There are two main versions that I have found in the wild on this one and one variant that might be earlier is used on the original release of Turrican. This protection was used on Rainbow Arts, Magic Bytes, and Time Warp disks (all PAL releases).
The first version is used on disks released in 1987-1988. It contains an aggressive sync length check on track 36. During the load, it bumps back and forth between t18 and t36, formats the disk, then resets the C64 if the correct length isn't found (unless the disk is write-protected of course).
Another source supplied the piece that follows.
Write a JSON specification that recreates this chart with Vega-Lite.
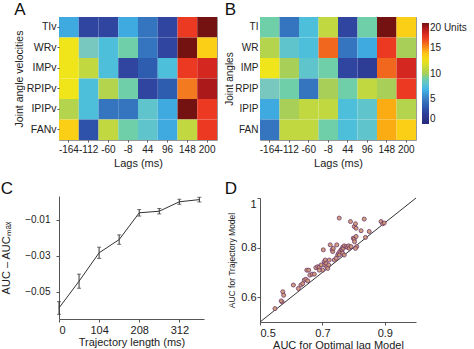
{
"$schema": "https://vega.github.io/schema/vega-lite/v6.json",
"padding": {"left": 0, "top": 0, "right": 0, "bottom": 0},
"config": {
  "font": "Liberation Sans",
  "view": {"stroke": null},
  "axis": {"labelFont": "Liberation Sans", "titleFont": "Liberation Sans", "labelFontSize": 11, "titleFontSize": 11, "titleFontWeight": "normal", "labelColor": "#222", "titleColor": "#222", "domainColor": "#555", "tickColor": "#555", "grid": false, "tickSize": 3, "labelPadding": 2},
  "title": {"fontSize": 17, "fontWeight": "normal", "anchor": "start", "frame": "bounds", "color": "#111", "offset": -2, "font": "Liberation Sans"},
  "legend": {"labelFont": "Liberation Sans"}
},
"datasets": {
  "hA": [
    {"j":"TIv","l":-164,"v":6.5},{"j":"TIv","l":-112,"v":2.5},{"j":"TIv","l":-60,"v":2.5},{"j":"TIv","l":-8,"v":6.5},{"j":"TIv","l":44,"v":4.5},{"j":"TIv","l":96,"v":2.5},{"j":"TIv","l":148,"v":17},{"j":"TIv","l":200,"v":20},
    {"j":"WRv","l":-164,"v":12.5},{"j":"WRv","l":-112,"v":8.5},{"j":"WRv","l":-60,"v":7.5},{"j":"WRv","l":-8,"v":9},{"j":"WRv","l":44,"v":4.5},{"j":"WRv","l":96,"v":2.5},{"j":"WRv","l":148,"v":20},{"j":"WRv","l":200,"v":13.5},
    {"j":"IMPv","l":-164,"v":12.5},{"j":"IMPv","l":-112,"v":11},{"j":"IMPv","l":-60,"v":7.5},{"j":"IMPv","l":-8,"v":2.5},{"j":"IMPv","l":44,"v":3.5},{"j":"IMPv","l":96,"v":7.5},{"j":"IMPv","l":148,"v":17},{"j":"IMPv","l":200,"v":18},
    {"j":"RPIPv","l":-164,"v":12.5},{"j":"RPIPv","l":-112,"v":7.5},{"j":"RPIPv","l":-60,"v":10.5},{"j":"RPIPv","l":-8,"v":9},{"j":"RPIPv","l":44,"v":2.5},{"j":"RPIPv","l":96,"v":3.5},{"j":"RPIPv","l":148,"v":15.5},{"j":"RPIPv","l":200,"v":19},
    {"j":"IPIPv","l":-164,"v":10.5},{"j":"IPIPv","l":-112,"v":7.5},{"j":"IPIPv","l":-60,"v":4.5},{"j":"IPIPv","l":-8,"v":4.5},{"j":"IPIPv","l":44,"v":8},{"j":"IPIPv","l":96,"v":6.5},{"j":"IPIPv","l":148,"v":20},{"j":"IPIPv","l":200,"v":17},
    {"j":"FANv","l":-164,"v":13.5},{"j":"FANv","l":-112,"v":3},{"j":"FANv","l":-60,"v":11},{"j":"FANv","l":-8,"v":9},{"j":"FANv","l":44,"v":8},{"j":"FANv","l":96,"v":6.5},{"j":"FANv","l":148,"v":11},{"j":"FANv","l":200,"v":17}
  ],
  "hB": [
    {"j":"TI","l":-164,"v":9},{"j":"TI","l":-112,"v":4.5},{"j":"TI","l":-60,"v":7.5},{"j":"TI","l":-8,"v":11},{"j":"TI","l":44,"v":2.5},{"j":"TI","l":96,"v":9},{"j":"TI","l":148,"v":20},{"j":"TI","l":200,"v":13.5},
    {"j":"WR","l":-164,"v":10.5},{"j":"WR","l":-112,"v":8},{"j":"WR","l":-60,"v":7.5},{"j":"WR","l":-8,"v":16},{"j":"WR","l":44,"v":4.5},{"j":"WR","l":96,"v":6.5},{"j":"WR","l":148,"v":17},{"j":"WR","l":200,"v":10},
    {"j":"IMP","l":-164,"v":12.5},{"j":"IMP","l":-112,"v":10},{"j":"IMP","l":-60,"v":8},{"j":"IMP","l":-8,"v":9},{"j":"IMP","l":44,"v":2.5},{"j":"IMP","l":96,"v":1.8},{"j":"IMP","l":148,"v":16},{"j":"IMP","l":200,"v":18},
    {"j":"RPIP","l":-164,"v":8.5},{"j":"RPIP","l":-112,"v":9},{"j":"RPIP","l":-60,"v":4.5},{"j":"RPIP","l":-8,"v":10},{"j":"RPIP","l":44,"v":9},{"j":"RPIP","l":96,"v":11},{"j":"RPIP","l":148,"v":10},{"j":"RPIP","l":200,"v":17},
    {"j":"IPIP","l":-164,"v":6.5},{"j":"IPIP","l":-112,"v":10},{"j":"IPIP","l":-60,"v":11},{"j":"IPIP","l":-8,"v":11},{"j":"IPIP","l":44,"v":7.5},{"j":"IPIP","l":96,"v":8},{"j":"IPIP","l":148,"v":14.5},{"j":"IPIP","l":200,"v":10.5},
    {"j":"FAN","l":-164,"v":4.5},{"j":"FAN","l":-112,"v":11},{"j":"FAN","l":-60,"v":11},{"j":"FAN","l":-8,"v":9},{"j":"FAN","l":44,"v":7.5},{"j":"FAN","l":96,"v":8},{"j":"FAN","l":148,"v":14.5},{"j":"FAN","l":200,"v":13.5}
  ],
  "traj": [
    {"len":0,"d":-0.0589,"lo":-0.0624,"hi":-0.0554},
    {"len":52,"d":-0.0441,"lo":-0.048,"hi":-0.0402},
    {"len":104,"d":-0.0284,"lo":-0.0315,"hi":-0.0253},
    {"len":156,"d":-0.0211,"lo":-0.0237,"hi":-0.0185},
    {"len":208,"d":-0.0063,"lo":-0.0081,"hi":-0.0045},
    {"len":260,"d":-0.0054,"lo":-0.0069,"hi":-0.0039},
    {"len":312,"d":-0.0002,"lo":-0.0016,"hi":0.0012},
    {"len":364,"d":0.001,"lo":-0.0003,"hi":0.0023}
  ],
  "auc": [
    {"opt":0.548,"trj":0.554},{"opt":0.571,"trj":0.581},{"opt":0.568,"trj":0.585},{"opt":0.573,"trj":0.622},{"opt":0.576,"trj":0.608},
    {"opt":0.607,"trj":0.649},{"opt":0.623,"trj":0.635},{"opt":0.631,"trj":0.649},{"opt":0.637,"trj":0.655},{"opt":0.642,"trj":0.669},
    {"opt":0.647,"trj":0.672},{"opt":0.650,"trj":0.709},{"opt":0.656,"trj":0.709},{"opt":0.653,"trj":0.666},{"opt":0.660,"trj":0.689},
    {"opt":0.667,"trj":0.693},{"opt":0.674,"trj":0.693},{"opt":0.679,"trj":0.719},{"opt":0.685,"trj":0.723},{"opt":0.690,"trj":0.720},
    {"opt":0.703,"trj":0.791},{"opt":0.706,"trj":0.743},{"opt":0.706,"trj":0.730},{"opt":0.709,"trj":0.750},{"opt":0.712,"trj":0.736},
    {"opt":0.714,"trj":0.723},{"opt":0.717,"trj":0.716},{"opt":0.720,"trj":0.730},{"opt":0.722,"trj":0.750},{"opt":0.725,"trj":0.811},
    {"opt":0.731,"trj":0.791},{"opt":0.733,"trj":0.784},{"opt":0.735,"trj":0.797},{"opt":0.738,"trj":0.750},{"opt":0.744,"trj":0.757},
    {"opt":0.746,"trj":0.811},{"opt":0.749,"trj":0.770},{"opt":0.752,"trj":0.777},{"opt":0.756,"trj":0.784},{"opt":0.760,"trj":0.791},
    {"opt":0.763,"trj":0.793},{"opt":0.765,"trj":0.801},{"opt":0.767,"trj":0.797},{"opt":0.770,"trj":0.807},{"opt":0.776,"trj":0.804},
    {"opt":0.781,"trj":0.801},{"opt":0.784,"trj":0.807},{"opt":0.754,"trj":0.919},{"opt":0.765,"trj":0.777},{"opt":0.786,"trj":0.797},
    {"opt":0.790,"trj":0.905},{"opt":0.799,"trj":0.838},{"opt":0.802,"trj":0.834},{"opt":0.803,"trj":0.824},{"opt":0.802,"trj":0.885},
    {"opt":0.806,"trj":0.896},{"opt":0.808,"trj":0.878},{"opt":0.810,"trj":0.804},{"opt":0.808,"trj":0.845},{"opt":0.824,"trj":0.868},
    {"opt":0.834,"trj":0.915},{"opt":0.838,"trj":0.841},{"opt":0.850,"trj":0.865},{"opt":0.888,"trj":0.905},{"opt":0.893,"trj":0.896},
    {"opt":0.898,"trj":0.899},{"opt":0.806,"trj":0.797},{"opt":0.792,"trj":0.804},{"opt":0.770,"trj":0.770},{"opt":0.701,"trj":0.709},
    {"opt":0.690,"trj":0.709},{"opt":0.696,"trj":0.730},{"opt":0.754,"trj":0.770}
  ]
},
"resolve": {"scale": {"color": "independent"}},
"columns": 2,
"align": "none",
"spacing": {"row": 11, "column": 6},
"concat": [
  {
    "title": {"text": "A"},
    "width": 158, "height": 123,
    "view": {"stroke": "#999"},
    "data": {"name": "hA"},
    "mark": {"type": "rect"},
    "encoding": {
      "x": {"field": "l", "type": "ordinal", "axis": {"title": "Lags (ms)", "labelAngle": 0, "labelFontSize": 10, "titleFontSize": 11, "domain": false, "tickSize": 2, "labelPadding": 2, "titlePadding": 3}},
      "y": {"field": "j", "type": "ordinal", "sort": ["TIv","WRv","IMPv","RPIPv","IPIPv","FANv"], "axis": {"title": "Joint angle velocities", "domain": false, "labelFontSize": 10.5, "titleFontSize": 10.5, "tickSize": 2, "labelPadding": 1, "titlePadding": 2}},
      "color": {"field": "v", "type": "quantitative", "legend": null,
        "scale": {"domain": [0, 2.5, 5, 7, 8.5, 10, 11.5, 12.5, 14, 15.5, 17, 18.5, 20], "range": ["#262a7a","#2f45a0","#3b80c4","#45b8e8","#78c8c0","#a8cf58","#d0dc30","#f0e41a","#fdc418","#f47a20","#ec3a22","#c81c1e","#741212"]}}
    }
  },
  {
    "title": {"text": "B"},
    "width": 156, "height": 123,
    "view": {"stroke": "#999"},
    "data": {"name": "hB"},
    "mark": {"type": "rect"},
    "encoding": {
      "x": {"field": "l", "type": "ordinal", "axis": {"title": "Lags (ms)", "labelAngle": 0, "labelFontSize": 10, "titleFontSize": 11, "domain": false, "tickSize": 2, "labelPadding": 2, "titlePadding": 3}},
      "y": {"field": "j", "type": "ordinal", "sort": ["TI","WR","IMP","RPIP","IPIP","FAN"], "axis": {"title": "Joint angles", "domain": false, "labelFontSize": 10, "titleFontSize": 10, "tickSize": 0, "labelPadding": 2, "titlePadding": 0}},
      "color": {"field": "v", "type": "quantitative",
        "scale": {"domain": [0, 2.5, 5, 7, 8.5, 10, 11.5, 12.5, 14, 15.5, 17, 18.5, 20], "range": ["#262a7a","#2f45a0","#3b80c4","#45b8e8","#78c8c0","#a8cf58","#d0dc30","#f0e41a","#fdc418","#f47a20","#ec3a22","#c81c1e","#741212"]},
        "legend": {"title": " ", "titleFontSize": 5, "titlePadding": 1, "offset": 6, "gradientLength": 101, "gradientThickness": 7, "values": [0, 5, 10, 15, 20], "labelFontSize": 10, "labelColor": "#222", "labelExpr": "datum.value == 20 ? '20 Units' : datum.label", "labelOffset": 1}}
    }
  },
  {
    "title": {"text": "C"},
    "width": 145, "height": 123,
    "data": {"name": "traj"},
    "encoding": {
      "x": {"field": "len", "type": "quantitative", "scale": {"domain": [0, 376], "nice": false}, "axis": {"values": [0, 104, 208, 312], "title": "Trajectory length (ms)", "titlePadding": 1}}
    },
    "layer": [
      {"mark": {"type": "rule", "color": "#333", "strokeWidth": 1},
       "encoding": {"y": {"field": "lo", "type": "quantitative", "title": "AUC – AUCₘₐₓ", "scale": {"domain": [-0.065, 0.003], "nice": false, "zero": false}, "axis": {"values": [-0.05, -0.03, -0.01], "format": ".2f", "labelFontSize": 10, "labelPadding": 6, "titlePadding": 13}}, "y2": {"field": "hi"}}},
      {"mark": {"type": "tick", "color": "#333", "size": 4, "thickness": 1, "orient": "horizontal"},
       "encoding": {"y": {"field": "lo", "type": "quantitative", "title": "AUC – AUCₘₐₓ"}}},
      {"mark": {"type": "tick", "color": "#333", "size": 4, "thickness": 1, "orient": "horizontal"},
       "encoding": {"y": {"field": "hi", "type": "quantitative", "title": "AUC – AUCₘₐₓ"}}},
      {"mark": {"type": "line", "color": "#333", "strokeWidth": 1},
       "encoding": {"y": {"field": "d", "type": "quantitative", "title": "AUC – AUCₘₐₓ"}}}
    ]
  },
  {
    "title": {"text": "D", "dx": -3},
    "width": 156, "height": 124,
    "layer": [
      {"data": {"values": [{"opt": 0.5, "trj": 0.5}, {"opt": 1, "trj": 1}]},
       "mark": {"type": "line", "color": "#333", "strokeWidth": 1},
       "encoding": {
         "x": {"field": "opt", "type": "quantitative", "title": "AUC for Optimal lag Model", "scale": {"domain": [0.5, 1], "nice": false, "zero": false}, "axis": {"values": [0.5, 0.7, 0.9], "format": ".1~f", "titlePadding": 1}},
         "y": {"field": "trj", "type": "quantitative", "title": "AUC for Trajectory Model", "scale": {"domain": [0.5, 1], "nice": false, "zero": false}, "axis": {"values": [0.6, 0.8, 1], "format": ".1~f", "labelFlush": true, "titleFontSize": 8.5, "labelPadding": 1, "titlePadding": 4}}
       }},
      {"data": {"name": "auc"},
       "mark": {"type": "point", "filled": true, "fill": "#d09a70", "stroke": "#74406e", "strokeWidth": 1, "size": 16, "opacity": 0.9},
       "encoding": {
         "x": {"field": "opt", "type": "quantitative", "title": "AUC for Optimal lag Model"},
         "y": {"field": "trj", "type": "quantitative", "title": "AUC for Trajectory Model"}
       }}
    ]
  }
]
}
Remasters and emulators both will run these disks after the sync length is adjusted to the timing check routines. It must usually be adjusted because the length check is very exacting, and reading (or writing) an exact sync length is very tough on the belt-driven 1541 and emulators have their own timing (if they even support the method used to count it in this code).
The version found on Turrican is on track 37 and locks instead of formatting the disk.
The second version is used mostly on disks from 1989-1991. This protection is a bad GCR run after a series of key bytes on a sector on track 18 (the sector number varies). These disks cannot seem to be imaged properly on a 1541-II due to the way it processes bad GCR (it will basically "give up" and the rest of the track will be corrupt). When imaged with an original 1541, the images work fine remastered and in emulators that support bad GCR.